One of the most prominent intellectual attempts to grapple with human extinction in recent decades is existential risk studies. For its proponents, like Nick Bostrom and Toby Ord, there is a one-in-six chance that humanity will go extinct in the next century, whether from an asteroid hit, nuclear Armageddon or misaligned artificial intelligence. The field has powerful supporters, with Silicon Valley billionaires like Elon Musk and Jaan Tallinn donating large sums to institutions researching existential risk. In this article, I consider the ideological function of the imaginaries of catastrophe proposed by existential risk studies. To this end, the article begins by examining the distinctive mode of politics, termed extinctiopolitics, elaborated by Bostrom and Ord. Via a critical comparison with the concept of biopolitics, I suggest that extinctiopolitics aims to optimise the future life of humanity through the prediction and prevention of risks that threaten its annihilation.
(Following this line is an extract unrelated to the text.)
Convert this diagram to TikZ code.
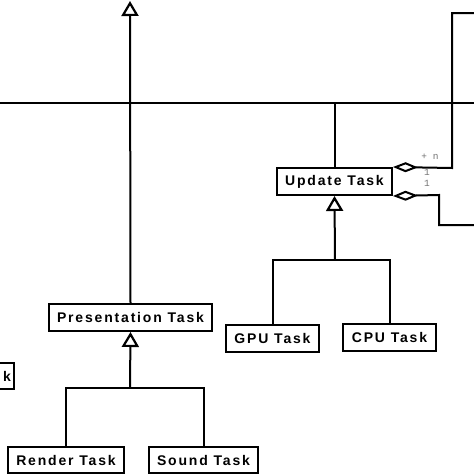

Borrowing the Freudian notion of screen memory, I then argue that extinctiopolitics both acknowledges and represses the ecocidal tendencies of contemporary capitalism. The image of the collective death of the species evokes a range of disastrous events in the present, especially the climate crisis, but in such a way that their social conditions are obscured. By way of conclusion, I briefly reflect on how science fiction texts use the image of human extinction to unpick the ideological manoeuvres of extinctiopolitics and restage the real contradictions of capitalism.